Bank Defendants' Compliance with Summons
Regarding the bank defendants, the court noted that Provenza's claims against them were similarly unsubstantiated. It examined her allegations that the bank's compliance with the summonses violated her privacy rights, specifically citing 26 U.S.C. § 7609(a). The court acknowledged that the bank's actions, if interpreted as true, involved a hasty response to the first summons and compliance with the second summons. However, it was unclear whether the response to the first summons constituted a statutory violation. Even if the second summons was improperly complied with, the court emphasized that such a violation did not result in any compromise of Provenza's rights, as the information was eventually returned to the bank. The court also reiterated that the records were secured through proper summons enforcement procedures, to which Provenza did not object. This lack of intervention on her part further diminished her claim, as it indicated she had no real objection to the eventual disclosure of the information. Ultimately, the court found that no privacy rights were violated by the bank defendants, leading to the dismissal of Provenza's claims against them.
Attorney Fees and Costs
In addressing the bank defendants' request for attorney fees, the court concluded that such a request was unwarranted. It cited the general principle that the prevailing party is not entitled to collect attorney fees from the losing party unless a statute or enforceable contract provides for such an award. The court referenced Alyeska Pipeline Co. v.

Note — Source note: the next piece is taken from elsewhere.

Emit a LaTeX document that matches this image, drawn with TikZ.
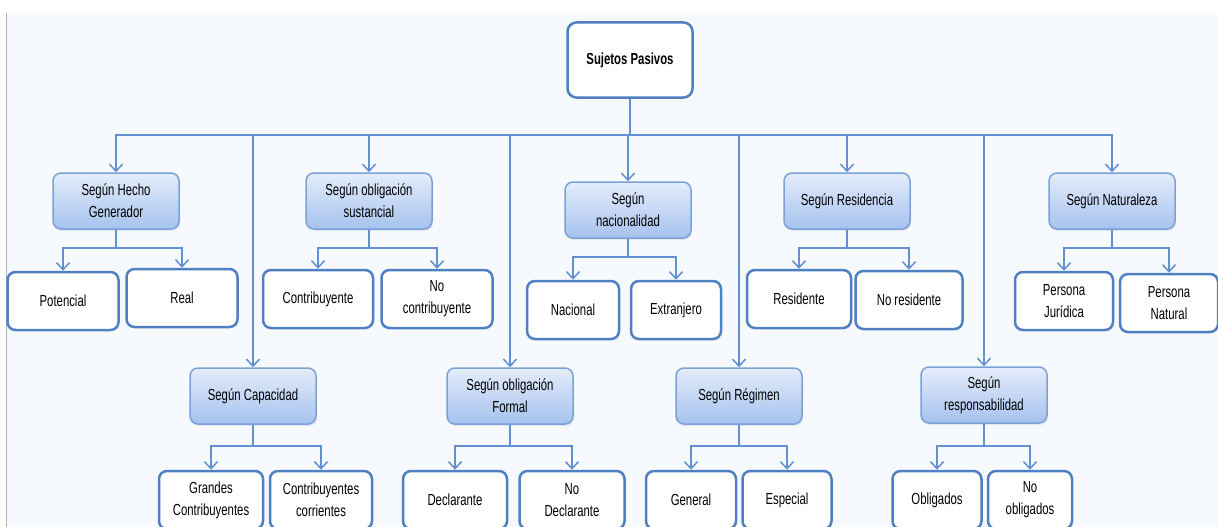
\documentclass[tikz,border=0pt]{standalone}
\usepackage{fontspec}
\setmainfont{Liberation Sans}[FakeStretch=0.71]
\usetikzlibrary{arrows.meta}
\usetikzlibrary{shadows}

\definecolor{bgcol}{HTML}{F6FAFE}
\definecolor{edgecol}{HTML}{4F80C4}
\definecolor{catedge}{HTML}{7BA2D8}
\definecolor{cattop}{HTML}{E4EDFA}
\definecolor{catbot}{HTML}{A6C2EE}
\definecolor{linecol}{HTML}{6290D0}

\tikzset{
  root/.style={draw=edgecol,line width=2.5pt,rounded corners=9pt,fill=white,
    minimum width=125pt,minimum height=75pt,font=\fontsize{16}{22}\selectfont\bfseries},
  cat/.style={draw=catedge,line width=1.5pt,rounded corners=8pt,top color=cattop,bottom color=catbot,
    minimum width=126pt,minimum height=56pt,align=center,font=\fontsize{16}{22}\selectfont,
    drop shadow={opacity=0.15,shadow xshift=1pt,shadow yshift=-2pt}},
  leaf/.style={draw=edgecol,line width=2.5pt,rounded corners=8pt,fill=white,
    minimum height=58pt,align=center,font=\fontsize{16}{22}\selectfont},
  link/.style={draw=linecol,line width=1.5pt,-{Straight Barb[length=7pt,width=13pt,line width=1.5pt]}}
}

\begin{document}
\begin{tikzpicture}[x=1pt,y=-1pt]
      \useasboundingbox (0,0) rectangle (1218,527);
      \clip (0,0) rectangle (1218,527);
      \fill[white] (0,0) rectangle (1218,527);
      \fill[bgcol] (6,13) rectangle (1218,527);
      \draw[gray!60,line width=1pt] (6.5,13) -- (6.5,527);

      % root and bus
      \node[root] (sp) at (630,60) {Sujetos Pasivos};
      \coordinate (bus) at (630,135);
      \draw[draw=linecol,line width=1.5pt] (sp.south) -- (bus);

      % categories
      \node[cat] (hg) at (116,201) {Según Hecho\\Generador};
      \node[cat] (os) at (369,201) {Según obligación\\sustancial};
      \node[cat] (na) at (628,210) {Según\\nacionalidad};
      \node[cat] (re) at (847,201) {Según Residencia};
      \node[cat] (nt) at (1112,201) {Según Naturaleza};
      \node[cat] (ca) at (253,396) {Según Capacidad};
      \node[cat] (of) at (510,396) {Según obligación\\Formal};
      \node[cat] (rg) at (739,396) {Según Régimen};
      \node[cat] (rs) at (984,395) {Según\\responsabilidad};

      \foreach \c in {hg,os,na,re,nt,ca,of,rg,rs}
        \draw[link] (bus) -| (\c.north);

      % leaves
      \node[leaf,minimum width=111pt] (pot) at (63,301) {Potencial};
      \node[leaf,minimum width=111pt] (rea) at (182,298) {Real};
      \node[leaf,minimum width=110pt] (con) at (318,299) {Contribuyente};
      \node[leaf,minimum width=111pt] (ncon) at (437,299) {No\\contribuyente};
      \node[leaf,minimum width=92pt] (nac) at (573,310) {Nacional};
      \node[leaf,minimum width=90pt] (ext) at (676,310) {Extranjero};
      \node[leaf,minimum width=104pt] (res) at (799,299) {Residente};
      \node[leaf,minimum width=107pt] (nres) at (909,300) {No residente};
      \node[leaf,minimum width=98pt] (pj) at (1064,301) {Persona\\Jurídica};
      \node[leaf,minimum width=98pt] (pn) at (1169,303) {Persona\\Natural};
      \node[leaf,minimum width=104pt] (gc) at (211,500) {Grandes\\Contribuyentes};
      \node[leaf,minimum width=102pt] (cc) at (321,500) {Contribuyentes\\corrientes};
      \node[leaf,minimum width=104pt] (dec) at (455,500) {Declarante};
      \node[leaf,minimum width=105pt] (ndec) at (572,500) {No\\Declarante};
      \node[leaf,minimum width=90pt] (gen) at (691,500) {General};
      \node[leaf,minimum width=89pt] (esp) at (787,500) {Especial};
      \node[leaf,minimum width=89pt] (obl) at (937,500) {Obligados};
      \node[leaf,minimum width=84pt] (nobl) at (1030,500) {No\\obligados};

      % category to leaves
      \draw[link] (hg.south) -- ++(0,18) -| (pot.north);
      \draw[link] (hg.south) -- ++(0,18) -| (rea.north);
      \draw[link] (os.south) -- ++(0,18) -| (con.north);
      \draw[link] (os.south) -- ++(0,18) -| (ncon.north);
      \draw[link] (na.south) -- ++(0,18) -| (nac.north);
      \draw[link] (na.south) -- ++(0,18) -| (ext.north);
      \draw[link] (re.south) -- ++(0,18) -| (res.north);
      \draw[link] (re.south) -- ++(0,18) -| (nres.north);
      \draw[link] (nt.south) -- ++(0,18) -| (pj.north);
      \draw[link] (nt.south) -- ++(0,18) -| (pn.north);
      \draw[link] (ca.south) -- ++(0,21) -| (gc.north);
      \draw[link] (ca.south) -- ++(0,21) -| (cc.north);
      \draw[link] (of.south) -- ++(0,21) -| (dec.north);
      \draw[link] (of.south) -- ++(0,21) -| (ndec.north);
      \draw[link] (rg.south) -- ++(0,21) -| (gen.north);
      \draw[link] (rg.south) -- ++(0,21) -| (esp.north);
      \draw[link] (rs.south) -- ++(0,22) -| (obl.north);
      \draw[link] (rs.south) -- ++(0,22) -| (nobl.north);
\end{tikzpicture}
\end{document}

Wilderness Society, which established that absent clear statutory authority, litigants are responsible for their own legal fees. Furthermore, the court indicated that attorney fees could be awarded only in cases of willful disobedience of court orders or instances where a losing party acted in bad faith. Since there was no evidence to suggest that Provenza acted in bad faith or vexatiously, the request for attorney fees was denied. This decision reinforced the notion that litigation outcomes do not automatically incur financial penalties for the losing party unless specific conditions are met.